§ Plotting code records

━━━━━━━━━━

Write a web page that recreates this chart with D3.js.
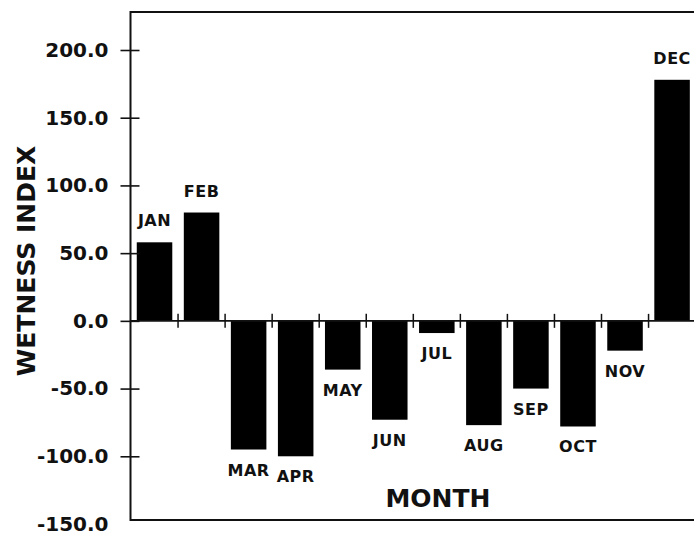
<!DOCTYPE html>
<html>
<head>
<meta charset="utf-8">
<script src="https://cdn.jsdelivr.net/npm/d3@7"></script>
<style>
  html, body { margin: 0; padding: 0; background: #fff; }
  svg { display: block; font-family: "DejaVu Sans", sans-serif; font-weight: bold; }
</style>
</head>
<body>
<svg id="chart" width="694" height="538"></svg>
<script>
// monthly wetness index
const months = ["JAN", "FEB", "MAR", "APR", "MAY", "JUN", "JUL", "AUG", "SEP", "OCT", "NOV", "DEC"];
const wetness = [58, 80, -95, -100, -36, -73, -9, -77, -50, -78, -22, 178];
const yTicks = [200, 150, 100, 50, 0, -50, -100, -150];

const svg = d3.select("#chart");
const ink = "#111";

// plot frame (right side is cut off in the original)
const frameL = 130.5, frameT = 12, frameB = 520, frameR = 700;

const x = d3.scaleBand()
  .domain(months)
  .range([131, 131 + 12 * 47.05])
  .paddingInner(0.245)
  .paddingOuter(0.1225);

const y = d3.scaleLinear()
  .domain([-150, 200])
  .range([524, 50]);

// frame
svg.append("path")
  .attr("d", `M${frameR},${frameT}H${frameL}V${frameB}H${frameR}`)
  .attr("fill", "none")
  .attr("stroke", ink)
  .attr("stroke-width", 2);

// bars
svg.append("g")
  .selectAll("rect")
  .data(months)
  .join("rect")
  .attr("x", d => x(d))
  .attr("width", x.bandwidth())
  .attr("y", (d, i) => y(Math.max(0, wetness[i])))
  .attr("height", (d, i) => Math.abs(y(wetness[i]) - y(0)))
  .attr("fill", "#000");

// zero line with crossing ticks between months
svg.append("line")
  .attr("x1", frameL).attr("x2", frameR)
  .attr("y1", y(0)).attr("y2", y(0))
  .attr("stroke", ink)
  .attr("stroke-width", 1.6);

svg.append("g")
  .selectAll("line")
  .data(months.slice(1))
  .join("line")
  .attr("x1", d => x(d) - x.step() * x.paddingInner() / 2)
  .attr("x2", d => x(d) - x.step() * x.paddingInner() / 2)
  .attr("y1", y(0) - 7)
  .attr("y2", y(0) + 7)
  .attr("stroke", ink)
  .attr("stroke-width", 1.5);

// y axis: crossing ticks, labels with one decimal
const yAxis = d3.axisLeft(y)
  .tickValues(yTicks)
  .tickFormat(d => d.toFixed(1))
  .tickSizeInner(10)
  .tickSizeOuter(0)
  .tickPadding(12);

const gy = svg.append("g")
  .attr("transform", `translate(${frameL},0)`)
  .call(yAxis);
gy.select(".domain").remove();
gy.selectAll(".tick line")
  .attr("x1", -10).attr("x2", 9)
  .attr("stroke", ink)
  .attr("stroke-width", 1.6)
  .filter(d => d === -150).remove();
gy.selectAll(".tick text")
  .attr("x", -22)
  .attr("font-family", "DejaVu Sans")
  .attr("font-weight", "bold")
  .attr("font-size", 20)
  .attr("fill", ink);

// month labels above / below bars
svg.append("g")
  .selectAll("text")
  .data(months)
  .join("text")
  .attr("x", d => x(d) + x.bandwidth() / 2)
  .attr("y", (d, i) => wetness[i] >= 0 ? y(wetness[i]) - 16 : y(wetness[i]) + 26)
  .attr("text-anchor", "middle")
  .attr("font-size", 16)
  .attr("letter-spacing", 0.5)
  .attr("fill", ink)
  .text(d => d);

// axis titles
svg.append("text")
  .attr("transform", "translate(35,261) rotate(-90)")
  .attr("text-anchor", "middle")
  .attr("font-size", 25)
  .attr("fill", ink)
  .text("WETNESS INDEX");

svg.append("text")
  .attr("x", 438)
  .attr("y", 507)
  .attr("text-anchor", "middle")
  .attr("font-size", 25)
  .attr("fill", ink)
  .text("MONTH");
</script>
</body>
</html>
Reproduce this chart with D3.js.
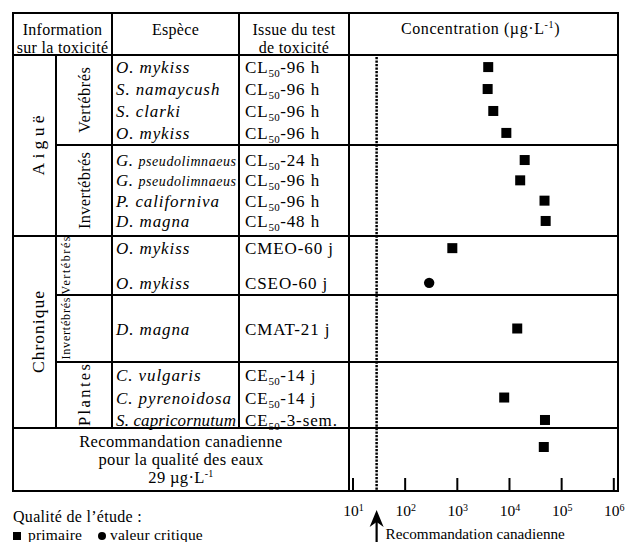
<!DOCTYPE html>
<html><head><meta charset="utf-8">
<script src="https://cdn.jsdelivr.net/npm/d3@7"></script>
<style>
body{margin:0;background:#fff}
svg{display:block}
text{font-family:"Liberation Serif","Times New Roman","DejaVu Serif",serif;fill:#000}
</style>
</head><body><script>
// ---------------- DATA ----------------
const groups = ["Aiguë", "Chronique"];
const subgroups = ["Vertébrés", "Invertébrés", "Vertébrés", "Invertébrés", "Plantes"];
const subgroupGroup = [0, 0, 1, 1, 1];
const species = ["O. mykiss", "S. namaycush", "S. clarki", "O. mykiss",
  "G. pseudolimnaeus", "G. pseudolimnaeus", "P. californiva", "D. magna",
  "O. mykiss", "O. mykiss", "D. magna",
  "C. vulgaris", "C. pyrenoidosa", "S. capricornutum"];
const tests = ["CL_50-96 h", "CL_50-96 h", "CL_50-96 h", "CL_50-96 h",
  "CL_50-24 h", "CL_50-96 h", "CL_50-96 h", "CL_50-48 h",
  "CMEO-60 j", "CSEO-60 j", "CMAT-21 j",
  "CE_50-14 j", "CE_50-14 j", "CE_50-3-sem."];
const rowSubgroup = [0, 0, 0, 0, 1, 1, 1, 1, 2, 2, 3, 4, 4, 4];
const concentrations = [4000, 3900, 5000, 8900, 20000, 16400, 48000, 50500, 820, 295, 14400, null, 8100, 49000];
const quality = ["primaire", "primaire", "primaire", "primaire", "primaire", "primaire", "primaire", "primaire",
  "primaire", "valeur critique", "primaire", "primaire", "primaire", "primaire"];
const guidelineValue = 29;
const guidelineRowValue = 46500;
const guidelineText = ["Recommandation canadienne", "pour la qualité des eaux", "29 µg·L|-1"];
const tickExponents = [1, 2, 3, 4, 5, 6];
const legendTitle = "Qualité de l’étude :";
const legendItems = ["primaire", "valeur critique"];
const smallEpithets = ["pseudolimnaeus"];

// ---------------- LAYOUT ----------------
const W = 626, H = 542;
const X = {left: 13, c1: 56, c2: 112, c3: 239, c4: 349, right: 618};
const Y = {top: 13, head: 55, rec: 428, bottom: 491};
const subBounds = [55, 145, 236, 295, 362, 428];
const subPadding = [0.55, 0.74, 0.35, 0.5, 0.47];
const subAlign = [0.5, 0.5, 0.5, 0.5, 0.62];
const subLabelLen = [66, 77, 58, 62, 62];
const groupLabelLen = [60, 82];

const svg = d3.select("body").append("svg").attr("width", W).attr("height", H);
const x = d3.scaleLog().domain([10, 1e6]).range([352.5, 613.3]);

// row positions
const rowY = new Array(species.length);
subgroups.forEach((s, i) => {
  const idx = d3.range(species.length).filter(r => rowSubgroup[r] === i);
  const sc = d3.scalePoint().domain(idx).range([subBounds[i], subBounds[i + 1]])
    .padding(subPadding[i]).align(subAlign[i]);
  idx.forEach(r => rowY[r] = sc(r));
});

// ---------------- GRID ----------------
const lines = [];
lines.push([X.left, Y.head, X.right, Y.head]);
for (let i = 1; i < subgroups.length; i++) {
  const startX = subgroupGroup[i] !== subgroupGroup[i - 1] ? X.left : X.c1;
  lines.push([startX, subBounds[i], X.right, subBounds[i]]);
}
lines.push([X.left, Y.rec, X.right, Y.rec]);
lines.push([X.c1, Y.head, X.c1, Y.rec]);
lines.push([X.c2, Y.top, X.c2, Y.rec]);
lines.push([X.c3, Y.top, X.c3, Y.rec]);
lines.push([X.c4, Y.top, X.c4, Y.bottom]);
svg.append("g").selectAll("line").data(lines).join("line")
  .attr("x1", d => d[0]).attr("y1", d => d[1]).attr("x2", d => d[2]).attr("y2", d => d[3])
  .attr("stroke", "#000").attr("stroke-width", 2);
svg.append("rect").attr("x", X.left).attr("y", Y.top).attr("width", X.right - X.left).attr("height", Y.bottom - Y.top)
  .attr("fill", "none").attr("stroke", "#000").attr("stroke-width", 2);

// ---------------- HEADER ----------------
const hdr = svg.append("g").attr("font-size", 16).attr("letter-spacing", 0.3).attr("text-anchor", "middle");
hdr.append("text").attr("x", (X.left + X.c2) / 2).attr("y", 35).text("Information");
hdr.append("text").attr("x", (X.left + X.c2) / 2).attr("y", 53).text("sur la toxicité");
hdr.append("text").attr("x", (X.c2 + X.c3) / 2).attr("y", 35).text("Espèce");
hdr.append("text").attr("x", (X.c3 + X.c4) / 2).attr("y", 35).text("Issue du test");
hdr.append("text").attr("x", (X.c3 + X.c4) / 2).attr("y", 53).text("de toxicité");
const ct = hdr.append("text").attr("x", (X.c4 + X.right) / 2 - 3).attr("y", 34).attr("letter-spacing", 0.6);
ct.append("tspan").text("Concentration (µg·L");
ct.append("tspan").attr("font-size", 10).attr("dy", -6).text("-1");
ct.append("tspan").attr("dy", 6).text(")");

// ---------------- ROTATED LABELS ----------------
groups.forEach((g, gi) => {
  const idx = d3.range(subgroups.length).filter(i => subgroupGroup[i] === gi);
  const y0 = subBounds[idx[0]], y1 = subBounds[idx[idx.length - 1] + 1];
  svg.append("text").attr("transform", `translate(38,${(y0 + y1) / 2}) rotate(-90)`)
    .attr("text-anchor", "middle").attr("dominant-baseline", "central")
    .attr("font-size", 17.5).attr("textLength", groupLabelLen[gi]).attr("lengthAdjust", "spacing").text(g);
});
subgroups.forEach((s, i) => {
  const y0 = subBounds[i], y1 = subBounds[i + 1];
  const small = (y1 - y0) < 70 && s.length > 8;
  svg.append("text").attr("transform", `translate(${small ? 65.5 : 84.5},${(y0 + y1) / 2}) rotate(-90)`)
    .attr("text-anchor", "middle").attr("dominant-baseline", "central")
    .attr("font-size", small ? 12 : 16.5).attr("textLength", subLabelLen[i]).attr("lengthAdjust", "spacing").text(s);
});

// fit helper: squeeze a text into an available width
function fit(sel, maxW) {
  sel.each(function () {
    const len = this.getComputedTextLength();
    if (len > maxW) d3.select(this).attr("letter-spacing", 0).attr("textLength", maxW).attr("lengthAdjust", "spacing")
      .selectAll("tspan").attr("letter-spacing", 0);
  });
}

// ---------------- SPECIES & TESTS ----------------
const sp = svg.append("g").selectAll("text").data(species).join("text")
  .attr("x", 116).attr("y", (d, i) => rowY[i] + 6)
  .attr("font-size", 17).attr("font-style", "italic").attr("letter-spacing", 0.9);
sp.each(function (d) {
  const k = d.indexOf(" ");
  const genus = d.slice(0, k), epi = d.slice(k + 1);
  const t = d3.select(this);
  t.append("tspan").text(genus + " ");
  t.append("tspan").attr("font-size", smallEpithets.includes(epi) ? 14 : 17)
    .attr("letter-spacing", smallEpithets.includes(epi) ? 0.6 : 0.9).text(epi);
});
fit(sp, X.c3 - 116 - 3);
const ts = svg.append("g").selectAll("text").data(tests).join("text")
  .attr("x", 245).attr("y", (d, i) => rowY[i] + 6)
  .attr("font-size", 17).attr("letter-spacing", 0.9);
ts.each(function (d) {
  const t = d3.select(this);
  const m = d.match(/^([^_]*)_(\d+)(.*)$/);
  if (m) {
    t.append("tspan").text(m[1]);
    t.append("tspan").attr("font-size", 11).attr("letter-spacing", 0.3).attr("dy", 4).text(m[2]);
    t.append("tspan").attr("dy", -4).text(m[3]);
  } else t.text(d);
});
fit(ts, X.c4 - 245 - 3);

// ---------------- GUIDELINE ROW ----------------
const gl = svg.append("g").attr("font-size", 16.5).attr("letter-spacing", 0.35).attr("text-anchor", "middle");
guidelineText.forEach((line, i) => {
  const t = gl.append("text").attr("x", (X.left + X.c4) / 2).attr("y", 447 + i * 18);
  const parts = line.split("|");
  t.append("tspan").text(parts[0]);
  if (parts[1]) t.append("tspan").attr("font-size", 10).attr("dy", -6).text(parts[1]);
});

// dotted guideline
svg.append("line").attr("x1", x(guidelineValue)).attr("x2", x(guidelineValue))
  .attr("y1", Y.head + 2).attr("y2", Y.bottom)
  .attr("stroke", "#000").attr("stroke-width", 2.5).attr("stroke-dasharray", "2.2,1.3");

// axis ticks
const axis = d3.axisTop(x).tickValues(tickExponents.map(e => Math.pow(10, e))).tickSize(13).tickFormat("");
const ag = svg.append("g").attr("transform", `translate(0,${Y.bottom})`).call(axis);
ag.select(".domain").remove();
ag.selectAll(".tick line").attr("stroke", "#000").attr("stroke-width", 2);

// tick labels
const tl = svg.append("g").selectAll("text").data(tickExponents).join("text")
  .attr("x", e => x(Math.pow(10, e)) + 1).attr("y", 516).attr("text-anchor", "middle").attr("font-size", 15.5);
tl.append("tspan").text("10");
tl.append("tspan").attr("font-size", 10).attr("dy", -5).text(e => e);

// arrow
const ax = x(guidelineValue);
svg.append("line").attr("x1", ax).attr("x2", ax).attr("y1", 520).attr("y2", H).attr("stroke", "#000").attr("stroke-width", 2.2);
svg.append("path").attr("d", `M${ax},510 L${ax + 7},527 L${ax},522 L${ax - 7},527 Z`).attr("fill", "#000");
svg.append("text").attr("x", ax + 9).attr("y", 539).attr("font-size", 15.2).text("Recommandation canadienne");

// ---------------- MARKERS ----------------
const pts = d3.range(species.length).filter(i => concentrations[i] != null);
const mk = svg.append("g");
mk.selectAll("rect").data(pts.filter(i => quality[i] === "primaire")).join("rect")
  .attr("x", i => x(concentrations[i]) - 5).attr("y", i => rowY[i] - 5)
  .attr("width", 10).attr("height", 10).attr("fill", "#000");
mk.selectAll("circle").data(pts.filter(i => quality[i] === "valeur critique")).join("circle")
  .attr("cx", i => x(concentrations[i])).attr("cy", i => rowY[i]).attr("r", 5.2).attr("fill", "#000");
mk.append("rect").attr("x", x(guidelineRowValue) - 5).attr("y", Y.rec + 14).attr("width", 10).attr("height", 10).attr("fill", "#000");

// ---------------- LEGEND ----------------
svg.append("text").attr("x", 13).attr("y", 521.5).attr("font-size", 16).attr("letter-spacing", 0.3).text(legendTitle);
const lg = svg.append("g").selectAll("g").data(legendItems).join("g")
  .attr("transform", (d, i) => `translate(${i === 0 ? 17 : 102},536)`);
lg.filter((d, i) => i === 0).append("rect").attr("x", -4).attr("y", -4).attr("width", 8).attr("height", 8).attr("fill", "#000");
lg.filter((d, i) => i === 1).append("circle").attr("r", 4).attr("fill", "#000");
lg.append("text").attr("x", (d, i) => i === 0 ? 11 : 8).attr("y", 4).attr("font-size", 15.5).attr("letter-spacing", 0.2).text(d => d);
</script></body></html>
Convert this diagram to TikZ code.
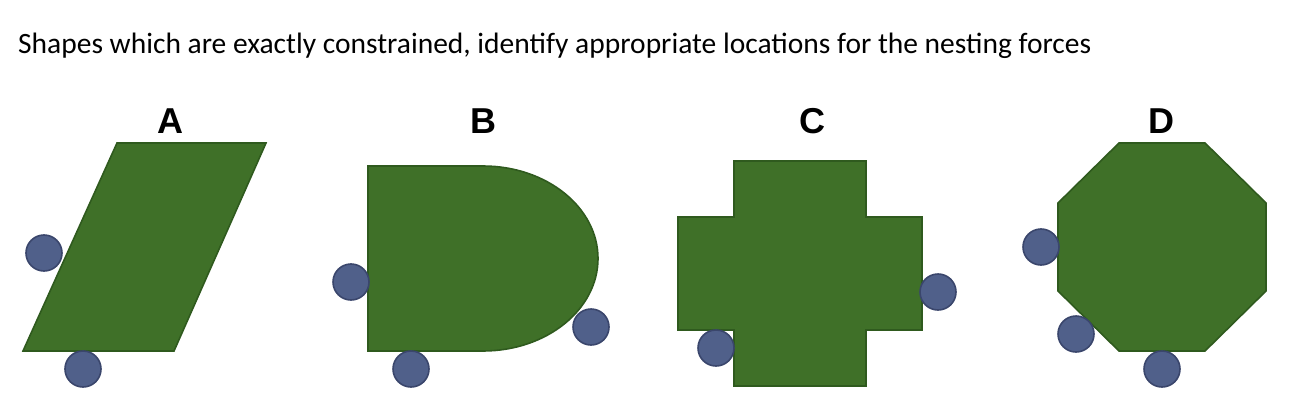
\documentclass[tikz,border=0pt]{standalone}
\usepackage{fontspec}
\setmainfont{Carlito}
\newfontfamily\labelfont{Liberation Sans}
\usepackage{xcolor}
\usepackage{tikz}
\usetikzlibrary{shapes}

\definecolor{partgreen}{RGB}{63,112,40}
\definecolor{partedge}{RGB}{47,90,30}
\definecolor{pinblue}{RGB}{80,96,138}
\definecolor{pinedge}{RGB}{58,70,108}

\begin{document}
\begin{tikzpicture}[x=1pt, y=-1pt]

	\tikzstyle{part}=[fill=partgreen, draw=partedge, line width=1.6pt, line join=miter]
	\tikzstyle{ball}=[circle, fill=pinblue, draw=pinedge, line width=1.6pt, minimum size=36pt, inner sep=0pt]
	\tikzstyle{letter}=[anchor=base, font=\labelfont\bfseries\fontsize{36}{40}\selectfont]

	\useasboundingbox (0,0) rectangle (1306,412);

	\node[anchor=base west, inner sep=0pt, font=\fontsize{29.5}{34}\selectfont] (title) at (18,53)
		{Shapes which are exactly constrained, identify appropriate locations for the nesting forces};

	% Shape A
	\node[letter] (labA) at (170,133) {A};
	\draw[part] (117,143) -- (266,143) -- (174,351) -- (23,351) -- cycle;
	\node[ball] (a1) at (44,253) {};
	\node[ball] (a2) at (83,369) {};

	% Shape B
	\node[letter] (labB) at (483,133) {B};
	\draw[part] (368,166) -- (483,166) arc[start angle=-90, end angle=90, x radius=115, y radius=92.5] -- (368,351) -- cycle;
	\node[ball] (b1) at (351,282) {};
	\node[ball] (b2) at (411,369) {};
	\node[ball] (b3) at (591,327) {};

	% Shape C
	\node[letter] (labC) at (812,133) {C};
	\draw[part] (734,161) -- (866,161) -- (866,217) -- (922,217) -- (922,330) -- (866,330)
		-- (866,386) -- (734,386) -- (734,330) -- (678,330) -- (678,217) -- (734,217) -- cycle;
	\node[ball] (c1) at (938,292) {};
	\node[ball] (c2) at (716,348) {};

	% Shape D
	\node[letter] (labD) at (1161,133) {D};
	\draw[part] (1119,143) -- (1205,143) -- (1266,203) -- (1266,291) -- (1205,351) -- (1119,351)
		-- (1058,291) -- (1058,203) -- cycle;
	\node[ball] (d1) at (1041,247) {};
	\node[ball] (d2) at (1076,334) {};
	\node[ball] (d3) at (1162,369) {};

\end{tikzpicture}
\end{document}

━━━━━━━━━━

§ Short task
Find the word "this" in the entries above and gather every line that holds it.

§ Output
Write a web page that recreates this chart with D3.js.
Reproduce this chart with D3.js.
    const len = this.getComputedTextLength();
    if (len > maxW) d3.select(this).attr("letter-spacing", 0).attr("textLength", maxW).attr("lengthAdjust", "spacing")
  const t = d3.select(this);
  const t = d3.select(this);
Convert this diagram to TikZ code.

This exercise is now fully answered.